╭─ Exercise input
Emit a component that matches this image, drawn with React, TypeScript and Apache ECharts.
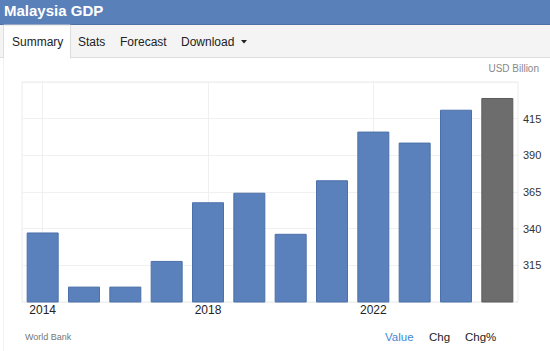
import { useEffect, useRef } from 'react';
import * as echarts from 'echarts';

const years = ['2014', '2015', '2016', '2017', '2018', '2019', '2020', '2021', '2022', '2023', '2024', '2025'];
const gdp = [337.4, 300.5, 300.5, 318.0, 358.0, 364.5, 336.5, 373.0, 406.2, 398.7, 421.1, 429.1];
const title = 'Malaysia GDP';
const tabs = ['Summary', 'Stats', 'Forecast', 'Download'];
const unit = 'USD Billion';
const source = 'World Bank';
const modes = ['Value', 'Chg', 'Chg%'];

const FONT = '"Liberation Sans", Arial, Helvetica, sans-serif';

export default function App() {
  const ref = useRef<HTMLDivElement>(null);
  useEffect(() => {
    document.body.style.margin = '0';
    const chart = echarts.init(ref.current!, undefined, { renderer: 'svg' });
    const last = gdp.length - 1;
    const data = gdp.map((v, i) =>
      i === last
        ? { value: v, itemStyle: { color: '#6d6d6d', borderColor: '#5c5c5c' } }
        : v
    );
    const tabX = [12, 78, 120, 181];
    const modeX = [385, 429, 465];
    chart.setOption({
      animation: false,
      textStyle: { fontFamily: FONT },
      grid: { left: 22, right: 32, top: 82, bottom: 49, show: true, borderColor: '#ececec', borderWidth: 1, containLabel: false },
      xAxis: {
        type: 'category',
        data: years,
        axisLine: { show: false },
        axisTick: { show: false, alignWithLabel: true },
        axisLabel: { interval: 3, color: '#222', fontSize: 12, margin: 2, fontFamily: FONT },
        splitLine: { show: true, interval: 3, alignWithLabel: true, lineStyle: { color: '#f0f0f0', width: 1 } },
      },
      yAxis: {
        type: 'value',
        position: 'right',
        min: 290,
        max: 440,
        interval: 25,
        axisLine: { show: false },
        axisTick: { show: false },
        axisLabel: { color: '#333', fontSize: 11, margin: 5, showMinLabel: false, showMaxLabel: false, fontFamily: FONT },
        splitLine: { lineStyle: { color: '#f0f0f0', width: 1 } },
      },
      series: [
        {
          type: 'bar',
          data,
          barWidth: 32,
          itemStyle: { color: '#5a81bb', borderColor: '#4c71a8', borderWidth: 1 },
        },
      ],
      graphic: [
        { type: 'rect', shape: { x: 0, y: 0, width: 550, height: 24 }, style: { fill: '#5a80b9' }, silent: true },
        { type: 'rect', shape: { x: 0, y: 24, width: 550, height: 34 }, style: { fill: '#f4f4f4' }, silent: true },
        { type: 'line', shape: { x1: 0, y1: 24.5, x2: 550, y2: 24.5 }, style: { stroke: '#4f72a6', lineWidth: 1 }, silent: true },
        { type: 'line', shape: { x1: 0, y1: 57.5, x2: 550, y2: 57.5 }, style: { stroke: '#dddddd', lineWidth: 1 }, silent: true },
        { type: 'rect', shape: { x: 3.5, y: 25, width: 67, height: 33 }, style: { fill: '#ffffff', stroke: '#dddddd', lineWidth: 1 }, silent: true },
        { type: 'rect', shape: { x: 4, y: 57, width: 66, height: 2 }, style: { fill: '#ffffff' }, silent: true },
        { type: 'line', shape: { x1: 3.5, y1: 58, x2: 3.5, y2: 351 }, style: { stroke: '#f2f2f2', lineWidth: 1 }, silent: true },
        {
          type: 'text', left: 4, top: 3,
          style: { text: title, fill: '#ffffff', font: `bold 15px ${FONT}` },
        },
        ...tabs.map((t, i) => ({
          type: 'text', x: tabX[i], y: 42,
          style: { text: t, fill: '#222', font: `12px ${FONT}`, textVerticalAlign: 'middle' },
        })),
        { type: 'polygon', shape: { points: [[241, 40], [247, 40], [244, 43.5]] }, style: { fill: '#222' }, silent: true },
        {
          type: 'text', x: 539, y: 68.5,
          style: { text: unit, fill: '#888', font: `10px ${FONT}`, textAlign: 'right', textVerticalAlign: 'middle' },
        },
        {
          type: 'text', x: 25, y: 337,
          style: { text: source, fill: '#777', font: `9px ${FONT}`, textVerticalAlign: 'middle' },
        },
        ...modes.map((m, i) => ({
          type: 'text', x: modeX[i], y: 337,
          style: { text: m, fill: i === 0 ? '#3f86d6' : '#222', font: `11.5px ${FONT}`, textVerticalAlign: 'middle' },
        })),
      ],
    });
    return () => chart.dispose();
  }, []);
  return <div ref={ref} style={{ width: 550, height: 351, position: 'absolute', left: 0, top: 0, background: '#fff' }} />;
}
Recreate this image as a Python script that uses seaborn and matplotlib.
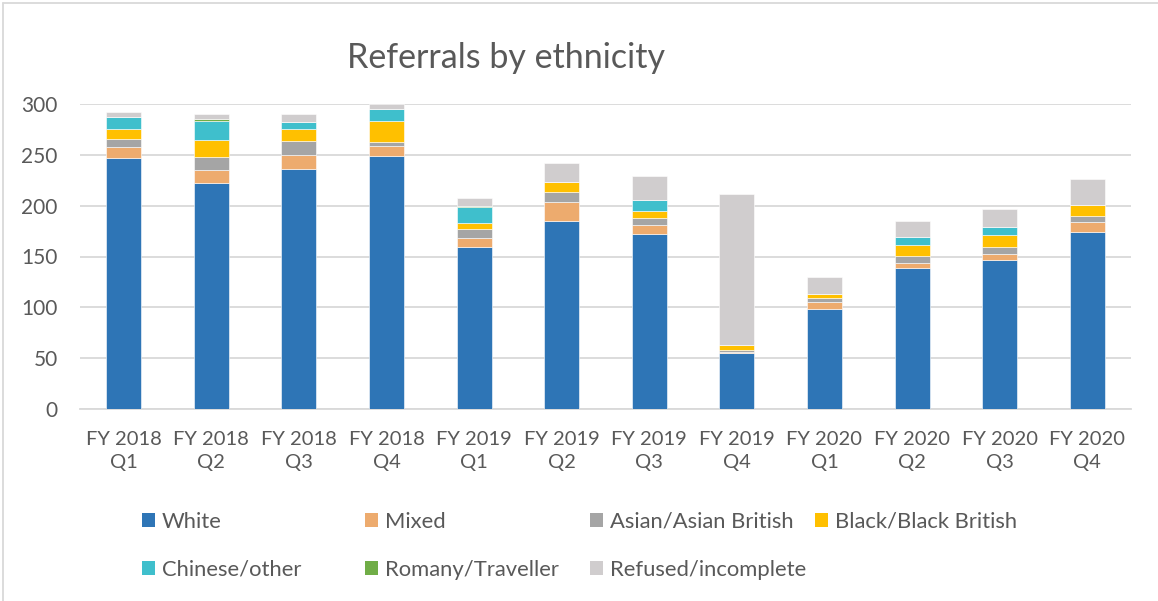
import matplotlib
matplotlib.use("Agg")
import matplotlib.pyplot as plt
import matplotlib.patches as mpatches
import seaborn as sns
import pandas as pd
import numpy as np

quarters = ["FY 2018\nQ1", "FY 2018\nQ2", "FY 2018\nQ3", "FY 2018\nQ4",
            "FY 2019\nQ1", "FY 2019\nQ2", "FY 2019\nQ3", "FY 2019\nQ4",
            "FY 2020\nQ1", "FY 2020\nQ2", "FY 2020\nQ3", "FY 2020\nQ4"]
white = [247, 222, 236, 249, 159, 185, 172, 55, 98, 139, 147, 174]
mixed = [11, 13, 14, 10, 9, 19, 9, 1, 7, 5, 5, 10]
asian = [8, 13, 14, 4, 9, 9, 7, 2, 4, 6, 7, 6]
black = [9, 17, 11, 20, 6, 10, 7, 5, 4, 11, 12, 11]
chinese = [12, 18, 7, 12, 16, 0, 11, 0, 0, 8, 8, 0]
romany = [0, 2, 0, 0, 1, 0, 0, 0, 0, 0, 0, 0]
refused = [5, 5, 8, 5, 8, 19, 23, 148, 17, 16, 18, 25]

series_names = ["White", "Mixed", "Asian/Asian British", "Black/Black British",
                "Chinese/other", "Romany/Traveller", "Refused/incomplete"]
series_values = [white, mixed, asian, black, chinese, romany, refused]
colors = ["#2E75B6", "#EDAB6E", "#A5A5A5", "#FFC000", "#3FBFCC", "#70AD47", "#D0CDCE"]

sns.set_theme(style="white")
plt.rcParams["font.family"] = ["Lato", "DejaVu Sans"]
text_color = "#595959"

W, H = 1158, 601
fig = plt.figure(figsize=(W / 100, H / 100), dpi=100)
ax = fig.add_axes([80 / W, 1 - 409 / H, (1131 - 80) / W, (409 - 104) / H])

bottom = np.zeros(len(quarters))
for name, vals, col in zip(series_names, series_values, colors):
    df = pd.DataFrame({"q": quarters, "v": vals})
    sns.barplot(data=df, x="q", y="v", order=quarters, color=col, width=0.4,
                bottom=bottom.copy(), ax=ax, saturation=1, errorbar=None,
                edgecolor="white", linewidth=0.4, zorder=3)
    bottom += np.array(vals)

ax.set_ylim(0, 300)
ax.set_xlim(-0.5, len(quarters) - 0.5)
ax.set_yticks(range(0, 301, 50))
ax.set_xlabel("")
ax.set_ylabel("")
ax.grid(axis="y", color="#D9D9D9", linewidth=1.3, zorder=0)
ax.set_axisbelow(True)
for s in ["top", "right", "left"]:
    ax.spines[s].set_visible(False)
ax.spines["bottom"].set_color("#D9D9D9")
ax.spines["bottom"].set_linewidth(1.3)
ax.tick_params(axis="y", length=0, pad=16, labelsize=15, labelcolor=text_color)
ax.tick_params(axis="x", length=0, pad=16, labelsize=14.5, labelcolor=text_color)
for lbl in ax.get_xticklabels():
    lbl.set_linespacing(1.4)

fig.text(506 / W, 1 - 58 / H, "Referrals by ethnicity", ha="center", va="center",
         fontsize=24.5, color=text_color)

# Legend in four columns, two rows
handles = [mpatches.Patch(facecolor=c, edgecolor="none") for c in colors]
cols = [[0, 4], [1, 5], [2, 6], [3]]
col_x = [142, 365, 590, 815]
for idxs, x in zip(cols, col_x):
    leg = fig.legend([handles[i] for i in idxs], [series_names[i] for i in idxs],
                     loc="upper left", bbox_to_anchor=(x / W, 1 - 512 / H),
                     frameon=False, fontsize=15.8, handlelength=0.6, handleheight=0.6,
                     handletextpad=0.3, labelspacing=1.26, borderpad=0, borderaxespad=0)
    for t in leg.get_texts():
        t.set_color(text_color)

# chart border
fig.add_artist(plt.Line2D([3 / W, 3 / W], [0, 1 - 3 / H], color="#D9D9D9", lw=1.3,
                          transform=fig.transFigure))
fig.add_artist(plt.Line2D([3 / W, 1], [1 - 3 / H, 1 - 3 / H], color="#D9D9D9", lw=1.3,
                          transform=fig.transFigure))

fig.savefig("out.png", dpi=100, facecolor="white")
╰─
╭─ Exercise input
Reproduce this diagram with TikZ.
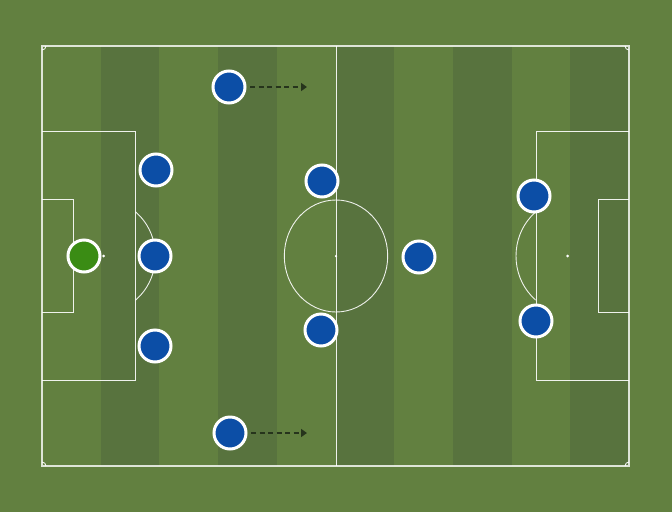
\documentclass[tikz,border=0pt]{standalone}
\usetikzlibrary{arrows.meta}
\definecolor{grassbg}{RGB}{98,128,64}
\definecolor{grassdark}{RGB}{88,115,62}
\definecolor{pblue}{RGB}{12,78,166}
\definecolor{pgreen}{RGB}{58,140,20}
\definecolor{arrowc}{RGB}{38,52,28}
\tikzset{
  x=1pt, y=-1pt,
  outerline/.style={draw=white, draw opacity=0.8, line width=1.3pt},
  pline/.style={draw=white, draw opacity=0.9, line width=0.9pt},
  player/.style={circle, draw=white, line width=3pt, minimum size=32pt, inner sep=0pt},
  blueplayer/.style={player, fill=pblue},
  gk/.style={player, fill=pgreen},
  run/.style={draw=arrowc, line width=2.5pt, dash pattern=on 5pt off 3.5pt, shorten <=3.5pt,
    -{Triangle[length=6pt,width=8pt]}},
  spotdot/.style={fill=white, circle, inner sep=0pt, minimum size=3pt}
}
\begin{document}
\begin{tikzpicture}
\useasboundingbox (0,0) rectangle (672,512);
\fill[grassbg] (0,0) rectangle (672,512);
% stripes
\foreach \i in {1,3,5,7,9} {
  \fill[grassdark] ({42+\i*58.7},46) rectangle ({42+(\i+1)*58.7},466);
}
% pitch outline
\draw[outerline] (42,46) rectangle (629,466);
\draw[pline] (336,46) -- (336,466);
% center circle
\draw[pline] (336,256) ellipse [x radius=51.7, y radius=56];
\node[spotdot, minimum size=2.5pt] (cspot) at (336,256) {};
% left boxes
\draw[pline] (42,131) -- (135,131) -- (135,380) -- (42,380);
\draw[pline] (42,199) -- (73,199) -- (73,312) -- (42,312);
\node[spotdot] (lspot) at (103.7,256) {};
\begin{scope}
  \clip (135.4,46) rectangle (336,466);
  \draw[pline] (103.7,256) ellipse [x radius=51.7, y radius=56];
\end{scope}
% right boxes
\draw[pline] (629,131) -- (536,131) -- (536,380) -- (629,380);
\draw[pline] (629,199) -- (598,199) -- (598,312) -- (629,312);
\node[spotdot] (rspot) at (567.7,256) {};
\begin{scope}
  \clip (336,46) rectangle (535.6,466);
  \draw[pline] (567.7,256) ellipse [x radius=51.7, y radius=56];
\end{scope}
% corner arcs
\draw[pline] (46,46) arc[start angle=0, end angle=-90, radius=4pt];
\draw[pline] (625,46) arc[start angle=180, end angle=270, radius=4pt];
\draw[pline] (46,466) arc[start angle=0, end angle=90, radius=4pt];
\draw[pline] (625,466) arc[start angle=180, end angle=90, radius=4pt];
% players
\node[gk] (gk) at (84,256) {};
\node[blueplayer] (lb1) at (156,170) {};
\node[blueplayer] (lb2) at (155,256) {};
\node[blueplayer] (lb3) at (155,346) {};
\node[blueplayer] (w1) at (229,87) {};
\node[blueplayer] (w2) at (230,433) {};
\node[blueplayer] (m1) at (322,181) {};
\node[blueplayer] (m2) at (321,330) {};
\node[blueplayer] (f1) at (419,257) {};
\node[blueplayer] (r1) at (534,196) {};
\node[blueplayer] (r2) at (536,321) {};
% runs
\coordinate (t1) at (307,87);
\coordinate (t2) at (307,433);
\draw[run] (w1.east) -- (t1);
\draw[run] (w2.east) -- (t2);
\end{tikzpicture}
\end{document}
╰─
Direction ▸
Copy each line holding the word "this" from the listing above.

Task response ▸
Emit a component that matches this image, drawn with React, TypeScript and Apache ECharts.
Recreate this image as a Python script that uses seaborn and matplotlib.
Reproduce this diagram with TikZ.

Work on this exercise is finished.